Meet the researchers: A self-healing solution for battery tech
Battery technology is a science hot-spot around the world. Multimillion-dollar research companies in the United States, China, Japan and Europe are racing to find the next big capacity boost to overtake the current front-runner – lithium-ion batteries.
In New Zealand, SfTI researcher Peng Cao and his team at the University of Auckland believe they can contribute to next-gen batteries with a new kind of battery anode, which is the part that accepts current into the battery during charging.
Battery anodes are currently made from graphite. Peng’s team are working on silicon as a medium for the new anode, which could in theory increase battery capacity by up to 1000 percent. Silicon is not a novel idea, but Peng says there’s always been a big problem with it – it’s not thought to be rechargeable.
“So that’s what we’ve been trying to solve. When silicon is recharged, its volume expands by about three times, and then as it discharges, it shrinks again. If you think of it like a balloon, it’s not long until it pops,” Peng says.
He says researchers around the world are trying various ideas with silicon, such as containing it in a confined space so it doesn’t expand too far.
“Our blue-sky idea was to use a self-healing silicon polymer, which is like what the medical field uses for artificial skin. The idea is that the polymer self-heals so the silicon restores back to its original shape.”

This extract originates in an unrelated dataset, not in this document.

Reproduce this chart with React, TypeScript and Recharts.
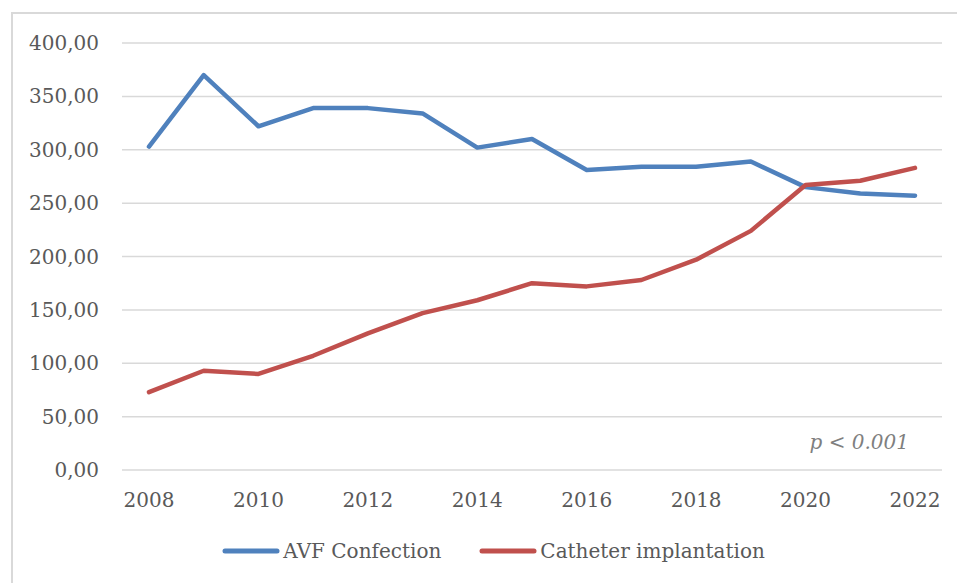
import React from 'react';
import { LineChart, Line, XAxis, YAxis, CartesianGrid, Legend } from 'recharts';

const years = ['2008','2009','2010','2011','2012','2013','2014','2015','2016','2017','2018','2019','2020','2021','2022'];
const avfConfection = [303, 370, 322, 339, 339, 334, 302, 310, 281, 284, 284, 289, 265, 259, 257];
const catheterImplantation = [73, 93, 90, 107, 128, 147, 159, 175, 172, 178, 197, 224, 267, 271, 283];
const yTicks = [0, 50, 100, 150, 200, 250, 300, 350, 400];
const seriesNames = ['AVF Confection', 'Catheter implantation'];
const seriesColors = ['#4F81BD', '#C0504D'];
const pValueText = 'p < 0.001';

const data = years.map((y, i) => ({
  year: y,
  avf: avfConfection[i],
  cat: catheterImplantation[i],
}));

const FONT = '"DejaVu Serif", "Liberation Serif", serif';
const TEXT_COLOR = '#595959';
const FS = 20;

const renderLegend = () => (
  <div style={{ display: 'flex', justifyContent: 'center', alignItems: 'center', fontFamily: FONT, fontSize: FS, color: TEXT_COLOR, paddingLeft: 30 }}>
    {seriesNames.map((n, i) => (
      <div key={n} style={{ display: 'flex', alignItems: 'center', marginRight: i === 0 ? 38 : 0 }}>
        <svg width={58} height={10} style={{ marginRight: 3 }}>
          <line x1={3} y1={5} x2={55} y2={5} stroke={seriesColors[i]} strokeWidth={5} strokeLinecap="round" />
        </svg>
        <span>{n}</span>
      </div>
    ))}
  </div>
);

export default function App() {
  return (
    <div style={{ position: 'absolute', left: 0, top: 0, width: 957, height: 583, overflow: 'hidden', background: '#fff' }}>
      <div style={{ position: 'absolute', left: 11, top: 12, width: 980, height: 620, border: '2px solid #d9d9d9', boxSizing: 'border-box' }} />
      <div style={{ position: 'absolute', left: 0, top: 0 }}>
        <LineChart width={957} height={583} data={data} margin={{ top: 43, right: 15, left: 0, bottom: 0 }}>
          <CartesianGrid vertical={false} stroke="#d9d9d9" strokeWidth={1.5} />
          <XAxis
            dataKey="year"
            interval={1}
            padding={{ left: 27, right: 27 }}
            axisLine={false}
            tickLine={false}
            tickSize={6}
            tickMargin={17}
            height={113}
            tick={{ fill: TEXT_COLOR, fontSize: FS, fontFamily: FONT }}
          />
          <YAxis
            domain={[0, 400]}
            ticks={yTicks}
            width={122}
            axisLine={false}
            tickLine={false}
            tickSize={6}
            tickMargin={17}
            tickFormatter={(v: number) => v.toFixed(2).replace('.', ',')}
            tick={{ fill: TEXT_COLOR, fontSize: FS, fontFamily: FONT }}
          />
          <Legend
            layout="horizontal"
            verticalAlign="middle"
            align="center"
            content={renderLegend}
            wrapperStyle={{ position: 'absolute', left: 0, top: 539, width: 957, height: 26 }}
          />
          <Line type="linear" dataKey="avf" name={seriesNames[0]} stroke={seriesColors[0]} strokeWidth={4.5} strokeLinecap="round" strokeLinejoin="round" dot={false} isAnimationActive={false} />
          <Line type="linear" dataKey="cat" name={seriesNames[1]} stroke={seriesColors[1]} strokeWidth={4.5} strokeLinecap="round" strokeLinejoin="round" dot={false} isAnimationActive={false} />
        </LineChart>
      </div>
      <div style={{ position: 'absolute', right: 957 - 909, top: 430, fontFamily: FONT, fontStyle: 'italic', fontSize: FS, color: '#7f7f7f', whiteSpace: 'nowrap' }}>
        {pValueText}
      </div>
    </div>
  );
}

Peng says the team have so far been able to show that the silicon can successfully be stretched and shrunk through up to 200 recharging cycles– with no popping.

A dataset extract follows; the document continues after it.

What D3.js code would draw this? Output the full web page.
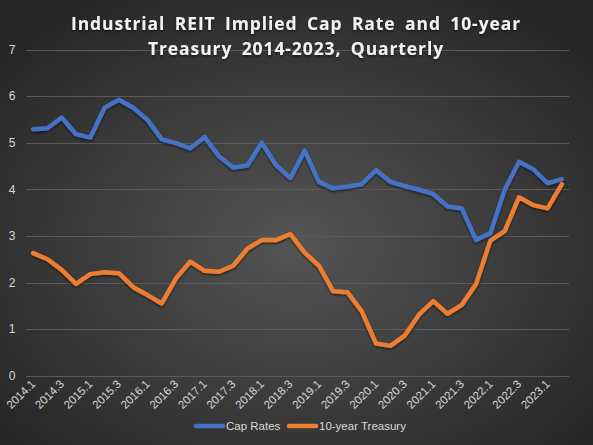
<!DOCTYPE html>
<html>
<head>
<meta charset="utf-8">
<script src="https://cdn.jsdelivr.net/npm/d3@7"></script>
<style>
  html, body { margin: 0; padding: 0; background: #333; }
  svg { display: block; }
</style>
</head>
<body>
<svg id="chart" width="593" height="445"></svg>
<script>
// quarters 2014.1 .. 2023.2
const quarters = [];
for (let y = 2014; y <= 2023; y++) {
  for (let q = 1; q <= 4; q++) {
    if (y === 2023 && q > 2) break;
    quarters.push(y + "." + q);
  }
}

const capRates = [5.29, 5.31, 5.54, 5.18, 5.11, 5.75, 5.92, 5.75, 5.49, 5.07,
  4.99, 4.88, 5.12, 4.71, 4.47, 4.51, 5.00, 4.52, 4.24, 4.83,
  4.16, 4.02, 4.06, 4.11, 4.41, 4.16, 4.07, 3.99, 3.90, 3.63,
  3.59, 2.91, 3.06, 3.99, 4.59, 4.43, 4.13, 4.22];

const treasury = [2.63, 2.50, 2.27, 1.97, 2.18, 2.22, 2.20, 1.90, 1.73, 1.55,
  2.09, 2.45, 2.25, 2.23, 2.36, 2.73, 2.91, 2.91, 3.04, 2.64,
  2.36, 1.81, 1.79, 1.38, 0.69, 0.64, 0.86, 1.31, 1.60, 1.33,
  1.52, 1.97, 2.90, 3.10, 3.83, 3.66, 3.59, 4.11];

const yTicks = [0, 1, 2, 3, 4, 5, 6, 7];
const seriesNames = ["Cap Rates", "10-year Treasury"];
const colors = ["#4472C4", "#ED7D31"];

const W = 593, H = 445;
const margin = { left: 26, right: 24, top: 49.5, bottom: 69.3 };

const svg = d3.select("#chart");
const defs = svg.append("defs");

// background radial gradient
const grad = defs.append("radialGradient")
  .attr("id", "bg").attr("cx", "50%").attr("cy", "55%").attr("r", "65%");
grad.append("stop").attr("offset", "0%").attr("stop-color", "#555555");
grad.append("stop").attr("offset", "100%").attr("stop-color", "#262626");
svg.append("rect").attr("width", W).attr("height", H).attr("fill", "url(#bg)");

const shadow = defs.append("filter").attr("id", "shadow")
  .attr("x", "-10%").attr("y", "-10%").attr("width", "120%").attr("height", "130%");
shadow.append("feDropShadow").attr("dx", 0).attr("dy", 1.5).attr("stdDeviation", 1.2)
  .attr("flood-color", "#000").attr("flood-opacity", 0.55);

const x = d3.scaleBand().domain(quarters)
  .range([margin.left, W - margin.right]);
const y = d3.scaleLinear().domain([0, 7])
  .range([H - margin.bottom, margin.top]);

// gridlines
svg.append("g")
  .selectAll("line").data(yTicks).enter().append("line")
  .attr("x1", margin.left).attr("x2", W - margin.right)
  .attr("y1", d => Math.round(y(d)) + 0.5).attr("y2", d => Math.round(y(d)) + 0.5)
  .attr("stroke", "#5a5a5a").attr("stroke-width", 1);

// y axis labels
const yAxis = d3.axisLeft(y).tickValues(yTicks).tickFormat(d3.format("d"))
  .tickSize(0).tickPadding(0);
const gy = svg.append("g").attr("transform", "translate(16,0)").call(yAxis);
gy.select(".domain").remove();
gy.selectAll("text")
  .attr("fill", "#d9d9d9").attr("font-family", "'Liberation Sans', Arial, sans-serif")
  .attr("font-size", 12).attr("text-anchor", "middle").attr("dx", -4);

// x axis labels
const xAxis = d3.axisBottom(x)
  .tickValues(quarters.filter((d, i) => i % 2 === 0))
  .tickSize(0).tickPadding(0);
const gx = svg.append("g").attr("transform", `translate(0,${H - margin.bottom})`).call(xAxis);
gx.select(".domain").remove();
gx.selectAll("text")
  .attr("fill", "#d9d9d9").attr("font-family", "'Liberation Sans', Arial, sans-serif")
  .attr("font-size", 11.5).attr("text-anchor", "end")
  .attr("dy", 0).attr("y", 0)
  .attr("transform", "translate(3,9) rotate(-45)");

// lines
const line = d3.line()
  .x((d, i) => x(quarters[i]) + x.bandwidth() / 2)
  .y(d => y(d));

[capRates, treasury].forEach((s, k) => {
  svg.append("path")
    .datum(s)
    .attr("d", line)
    .attr("fill", "none")
    .attr("stroke", colors[k])
    .attr("stroke-width", 4.5)
    .attr("stroke-linejoin", "round")
    .attr("stroke-linecap", "round")
    .attr("filter", "url(#shadow)");
});

// title
const title = svg.append("g")
  .attr("font-family", "'Open Sans', 'DejaVu Sans', sans-serif")
  .attr("font-weight", "bold").attr("font-size", 17.5)
  .attr("fill", "#f2f2f2").attr("text-anchor", "middle")
  .attr("letter-spacing", 0.9).attr("word-spacing", 4)
  .attr("filter", "url(#shadow)");
title.append("text").attr("x", 296).attr("y", 30)
  .text("Industrial REIT Implied Cap Rate and 10-year");
title.append("text").attr("x", 296).attr("y", 55)
  .text("Treasury 2014-2023, Quarterly");

// legend
const legendX = [196, 289];
seriesNames.forEach((name, k) => {
  const g = svg.append("g").attr("transform", `translate(${legendX[k]},426)`);
  g.append("line").attr("x1", 0).attr("x2", 27).attr("y1", 0).attr("y2", 0)
    .attr("stroke", colors[k]).attr("stroke-width", 4.5).attr("stroke-linecap", "round");
  g.append("text").attr("x", 30).attr("y", 4)
    .attr("fill", "#d9d9d9").attr("font-family", "'Liberation Sans', Arial, sans-serif")
    .attr("font-size", 11.5).text(name);
});
</script>
</body>
</html>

“That’s great, but we’ve got a way to go. Just think about how many times you want to be able to charge your cell phone battery before it dies.”
Getting this far is an awesome achievement for Peng and his team, Jianyong Jin, Saifang Huang and Yuguang Pu.

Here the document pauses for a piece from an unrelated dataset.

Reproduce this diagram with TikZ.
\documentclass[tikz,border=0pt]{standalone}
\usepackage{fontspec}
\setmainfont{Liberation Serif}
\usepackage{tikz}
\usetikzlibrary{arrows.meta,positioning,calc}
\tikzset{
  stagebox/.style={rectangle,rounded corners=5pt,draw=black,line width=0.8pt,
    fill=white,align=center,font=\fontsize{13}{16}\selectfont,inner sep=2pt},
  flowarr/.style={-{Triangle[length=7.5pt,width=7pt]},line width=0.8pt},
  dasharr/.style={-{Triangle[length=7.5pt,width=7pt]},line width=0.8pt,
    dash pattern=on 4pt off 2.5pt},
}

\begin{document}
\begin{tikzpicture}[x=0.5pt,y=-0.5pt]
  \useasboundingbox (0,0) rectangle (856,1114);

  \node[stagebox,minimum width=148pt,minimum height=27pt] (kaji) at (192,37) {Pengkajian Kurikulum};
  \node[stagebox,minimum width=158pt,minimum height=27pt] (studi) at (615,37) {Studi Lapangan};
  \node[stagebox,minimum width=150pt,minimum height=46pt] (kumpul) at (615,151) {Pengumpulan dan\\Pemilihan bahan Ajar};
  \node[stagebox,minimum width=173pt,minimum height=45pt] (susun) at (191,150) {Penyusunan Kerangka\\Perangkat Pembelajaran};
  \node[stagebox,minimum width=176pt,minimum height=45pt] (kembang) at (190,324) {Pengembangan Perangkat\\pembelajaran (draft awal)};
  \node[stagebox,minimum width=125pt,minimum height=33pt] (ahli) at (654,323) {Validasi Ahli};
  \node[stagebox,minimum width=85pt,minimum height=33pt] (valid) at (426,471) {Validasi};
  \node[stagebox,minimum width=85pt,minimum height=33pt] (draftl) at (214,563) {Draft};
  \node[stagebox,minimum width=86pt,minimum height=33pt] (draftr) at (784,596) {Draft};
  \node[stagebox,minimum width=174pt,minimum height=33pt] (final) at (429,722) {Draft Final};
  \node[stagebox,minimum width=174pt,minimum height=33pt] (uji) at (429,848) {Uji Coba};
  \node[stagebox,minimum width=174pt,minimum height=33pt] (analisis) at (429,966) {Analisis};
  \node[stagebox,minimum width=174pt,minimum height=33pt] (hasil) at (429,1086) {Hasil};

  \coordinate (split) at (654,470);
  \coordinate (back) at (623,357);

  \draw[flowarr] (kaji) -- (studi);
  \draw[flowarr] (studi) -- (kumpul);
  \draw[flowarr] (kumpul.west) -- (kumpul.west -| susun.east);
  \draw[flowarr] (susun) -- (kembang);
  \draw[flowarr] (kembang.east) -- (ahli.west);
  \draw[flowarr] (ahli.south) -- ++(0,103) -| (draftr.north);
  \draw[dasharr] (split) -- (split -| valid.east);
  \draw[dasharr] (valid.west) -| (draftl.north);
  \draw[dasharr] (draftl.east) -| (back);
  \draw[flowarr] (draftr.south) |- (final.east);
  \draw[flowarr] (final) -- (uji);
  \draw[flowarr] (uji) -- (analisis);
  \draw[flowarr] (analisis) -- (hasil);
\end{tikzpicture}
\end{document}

Peng says when their SfTI seed project draws to a close in 2019, the team’s next steps will be to secure more funding to continue the work and bring the number of recharging cycles up to commercial levels of 500 to 2000+. The team will also publish their results and will be looking to make more connections within the international battery industry.
“New Zealand doesn’t make batteries, so it would be extremely difficult to commercialise the ideas here, but we’ve been quite excited by the progress we’ve been able to make with the science.”